Tuesday, July 24, 2012

The Daily Write: The Smell of Sadness (July 24, 2012. 12 minutes)

The smell of sadness

John wet his pants, every day. A tall and lanky geek, he had red hair, freckles and very pale skin. He was nice enough, except the smell of urine was so overwhelmingly pungent and sour that it was hard not to gag. This must've been before they had adult diapers. It was also before the word "oarder" was commonly understood. OCD too. These terms were private back then in the 70s. They either weren't known, or weren't used outside the context of a psychiatrist's office and the DSM.

I'm not sure why my dad let us go to Fred's house. Fred was John's father. And father to Mary and Frankie. Mary was a year or two older than me, but my friend. Frankie was my age and a friend of my younger brother. Fred, I guess, was a Ham radio operator like my dad. Otherwise, I can't imagine what they would have had in common.

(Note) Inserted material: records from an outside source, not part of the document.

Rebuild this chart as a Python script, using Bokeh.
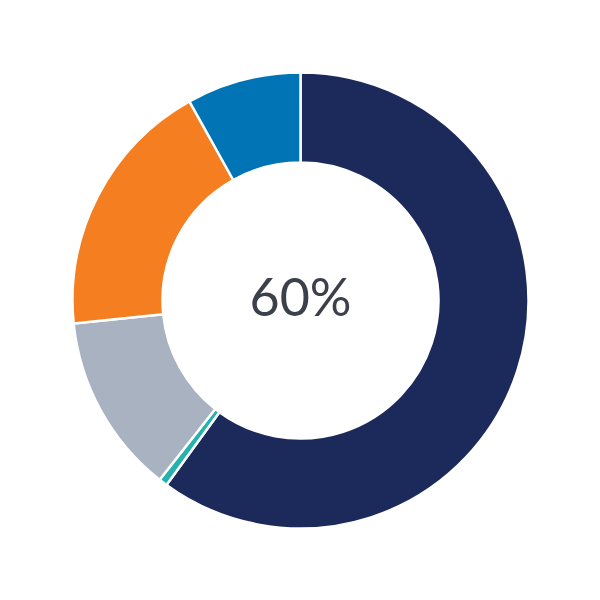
import numpy as np
from bokeh.plotting import figure
from bokeh.models import ColumnDataSource
from bokeh.core.properties import value
from bokeh.embed import file_html
from bokeh.resources import INLINE

categories = ["Navy", "Teal", "Gray", "Orange", "Blue"]
shares = [60.0, 0.6, 12.8, 18.5, 8.1]
colors = ["#1b2a5a", "#23b2ad", "#a8b2c1", "#f47e20", "#0174b5"]
center_label = "60%"

vals = np.array(shares)
frac = vals / vals.sum()
cum = np.concatenate([[0], np.cumsum(frac)])
start = np.pi / 2 - cum[:-1] * 2 * np.pi
end = np.pi / 2 - cum[1:] * 2 * np.pi

src = ColumnDataSource(dict(cat=categories, start=start, end=end, color=colors))

p = figure(width=584, height=584, x_range=(-300, 284), y_range=(-284, 300),
           output_backend="svg", toolbar_location=None, min_border=0)
p.annular_wedge(x=0, y=0, inner_radius=138, outer_radius=228,
                start_angle="start", end_angle="end", direction="clock",
                fill_color="color", line_color="white", line_width=2.5,
                source=src)
p.text(x=[0], y=[0], text=[center_label], text_align="center",
       text_baseline="middle", text_font=value("Lato"),
       text_font_size="52px", text_color="#3b404b", y_offset=-5)
p.axis.visible = False
p.grid.visible = False
p.outline_line_color = None
p.background_fill_color = "white"
p.border_fill_color = "white"

open("out.html", "w").write(file_html(p, INLINE))
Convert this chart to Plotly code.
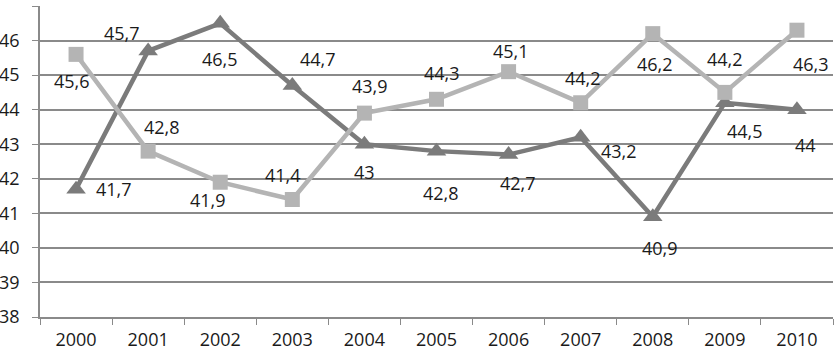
import plotly.graph_objects as go

years = ["2000", "2001", "2002", "2003", "2004", "2005", "2006", "2007", "2008", "2009", "2010"]
series_triangle = [41.7, 45.7, 46.5, 44.7, 43.0, 42.8, 42.7, 43.2, 40.9, 44.2, 44.0]
series_square = [45.6, 42.8, 41.9, 41.4, 43.9, 44.3, 45.1, 44.2, 46.2, 44.5, 46.3]
y_ticks = [38, 39, 40, 41, 42, 43, 44, 45, 46, 47]

# label pixel offsets (dx, dy with dy positive = up)
tri_offsets = [(38, 0), (-26, 18), (0, -36), (26, 26), (0, -28), (4, -42),
               (9, -28), (38, -14), (7, -31), (0, 44), (9, -35)]
sq_offsets = [(-4, -27), (14, 24), (-12, -18), (-9, 25), (6, 27), (5, 26),
              (2, 21), (2, 25), (2, -30), (20, -39), (14, -34)]

FONT = "Open Sans"
dark = "#7b7b7b"
light = "#b4b4b4"

def fmt(v):
    s = ("%.1f" % v).rstrip("0").rstrip(".")
    return s.replace(".", ",")

fig = go.Figure()
fig.add_trace(go.Scatter(x=years, y=series_triangle, mode="lines+markers",
                         line=dict(color=dark, width=4.5),
                         marker=dict(symbol="triangle-up", size=17, color=dark),
                         showlegend=False))
fig.add_trace(go.Scatter(x=years, y=series_square, mode="lines+markers",
                         line=dict(color=light, width=4.5),
                         marker=dict(symbol="square", size=15, color=light),
                         showlegend=False))

annotations = []
for i, (v, (dx, dy)) in enumerate(zip(series_triangle, tri_offsets)):
    annotations.append(dict(x=i, y=v, xref="x", yref="y", text=fmt(v), showarrow=False,
                            xshift=dx, yshift=dy, font=dict(family=FONT, size=18, color="#1a1a1a")))
for i, (v, (dx, dy)) in enumerate(zip(series_square, sq_offsets)):
    annotations.append(dict(x=i, y=v, xref="x", yref="y", text=fmt(v), showarrow=False,
                            xshift=dx, yshift=dy, font=dict(family=FONT, size=18, color="#1a1a1a")))

fig.update_layout(
    width=834, height=351,
    margin=dict(l=40, r=1, t=6, b=34),
    paper_bgcolor="white", plot_bgcolor="white",
    font=dict(family=FONT, size=18, color="#1a1a1a"),
    annotations=annotations,
    xaxis=dict(type="category", range=[-0.5, 10.5], tickson="boundaries",
               ticks="outside", ticklen=6, tickcolor="#8a8a8a", automargin=False,
               showline=True, linecolor="#8a8a8a", linewidth=1.5,
               showgrid=False, zeroline=False, ticklabelstandoff=6,
               tickfont=dict(family=FONT, size=18)),
    yaxis=dict(range=[38, 47], tickvals=y_ticks, ticks="outside", ticklen=6,
               tickcolor="#8a8a8a", showline=True, linecolor="#8a8a8a", linewidth=1.5,
               showgrid=True, gridcolor="#8a8a8a", gridwidth=1.5, zeroline=False,
               automargin=False, ticklabelstandoff=9, tickfont=dict(family=FONT, size=18)),
)

fig.write_html("out.html", config={"displayModeBar": False},
               post_script="document.body.style.margin='0';")
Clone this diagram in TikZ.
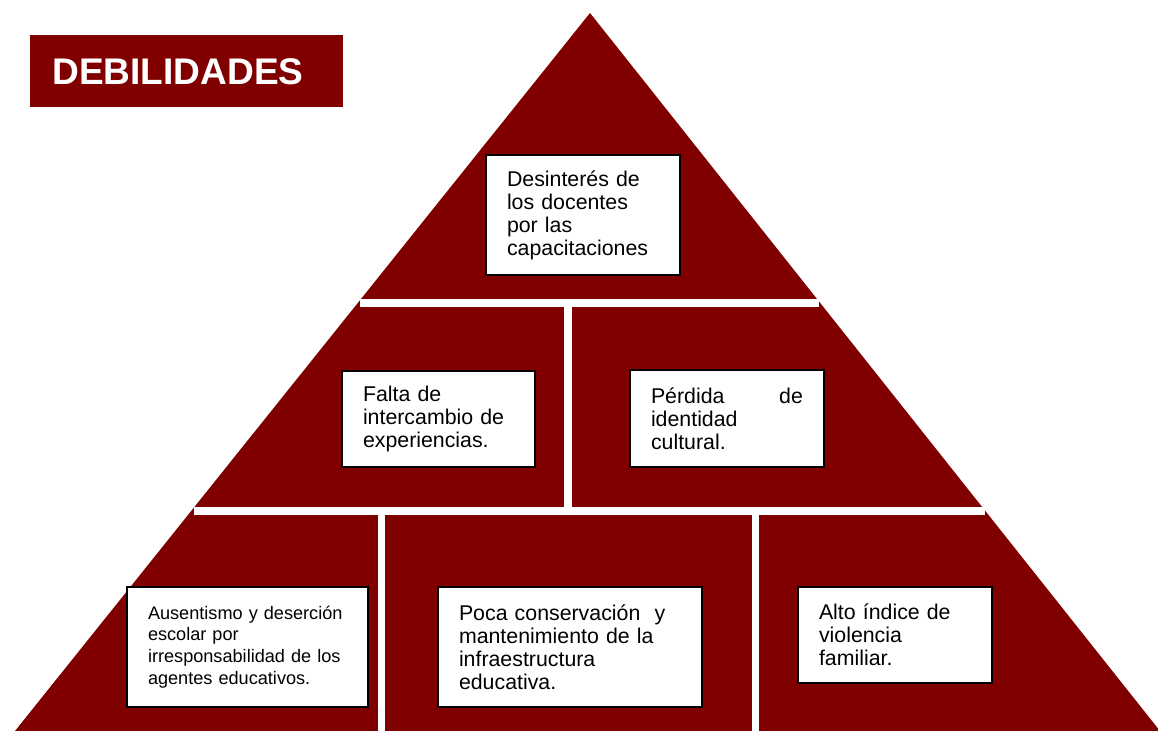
\documentclass[tikz,border=0pt]{standalone}
\usepackage{fontspec}
\setmainfont{Liberation Sans}
\usepackage{xcolor}
\usetikzlibrary{positioning}
\definecolor{maroon}{RGB}{128,0,0}

\begin{document}
\begin{tikzpicture}[
    x=0.75pt, y=-0.75pt,
    box/.style={rectangle, draw=black, fill=white, line width=1pt, align=left,
        inner xsep=15.75pt, inner ysep=0pt, font=\fontsize{16}{17.25}\selectfont},
    smallbox/.style={box, font=\fontsize{13.6}{16.25}\selectfont},
    titlebox/.style={rectangle, fill=maroon, text=white, align=left, anchor=north west,
        minimum width=234.75pt, minimum height=54pt, inner xsep=16.5pt, text width=201.75pt,
        font=\fontsize{27.8}{30}\selectfont\bfseries}
]
    \useasboundingbox (0,0) rectangle (1158,731);

    % Pyramid
    \fill[maroon] (590,13) -- (1160,731) -- (15,731) -- cycle;

    % White separators
    \fill[white] (360,299) rectangle (819,307);
    \fill[white] (564,307) rectangle (572,507);
    \fill[white] (194,507) rectangle (985,515);
    \fill[white] (378,515) rectangle (385,731);
    \fill[white] (752,515) rectangle (759,731);

    % Title
    \node[titlebox] (debilidades) at (30,35) {DEBILIDADES};

    % Top level
    \node[box, text width=114pt, minimum height=90pt] (docentes) at (583,215)
        {Desinterés de\\los docentes\\por las\\capacitaciones};

    % Middle level
    \node[box, text width=113.25pt, minimum height=72pt] (intercambio) at (438.5,419)
        {Falta de\\intercambio de\\experiencias.};
    \node[box, text width=114pt, minimum height=72.75pt] (identidad) at (727,418.5)
        {Pérdida\hfill de\\identidad\\cultural.};

    % Bottom level
    \node[smallbox, text width=149.25pt, minimum height=90pt] (ausentismo) at (247.5,647)
        {Ausentismo y deserción\\escolar por\\irresponsabilidad de los\\agentes educativos.};
    \node[box, text width=166.5pt, minimum height=90pt] (conservacion) at (570,647)
        {Poca conservación\ \ y\\mantenimiento de la\\infraestructura\\educativa.};
    \node[box, text width=114pt, minimum height=72pt] (violencia) at (895,635)
        {Alto índice de\\violencia\\familiar.};
\end{tikzpicture}
\end{document}
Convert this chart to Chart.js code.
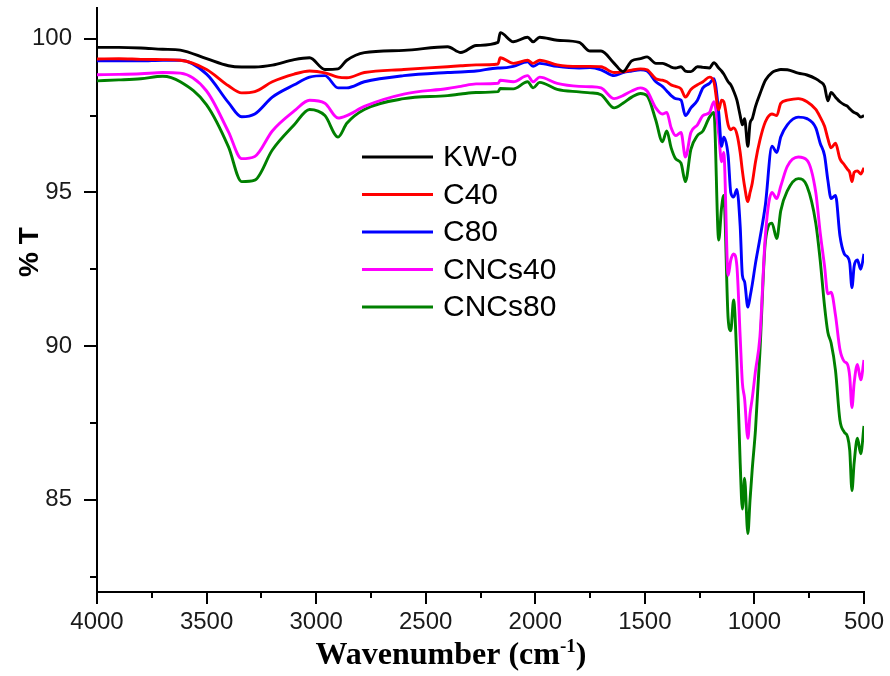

Seems to me like my dad was in hiding back then. He never fessed up to being a Jew. It was bad enough that he was a therapist in a tiny bedroom community of old and new money. It was bad enough he got paid by the county and didn't come with his own inheritance. So maybe, in that strange state of WASP-wannbeness, my dad was perfectly comfortable being friends with a man whose house was so full of junk you had to cut a path through to get to the bathroom. And I guess we all pretended to ignore the pee smell, even if we found ourselves involuntarily breathing through the mouth to avoid the embarrassment of being caught noticing.

Poor John. He must've been miserable. Mary and Frankie too. I have no idea what happened to their mother. That's another thing we had in common with them - motherless children living with our single dads in an era when few couples were divorced and fathers raising kids alone was unheard of. So maybe the dads, however ill fitting they were as friends, were sticking together, a sort of male feminist embodiment of what happens when the mother isn't the primary caregiver.

I lost touch with Mary and Frankie and I was never friends with John, although it wasn't because he smelled. He was a lot older, and a guy, and an introvert. I heard Frankie changed his name, Mary disappeared and the house burnt down. Which I guess, when all is said and done, is maybe the best outcome you could hope for. As long as no one got hurt.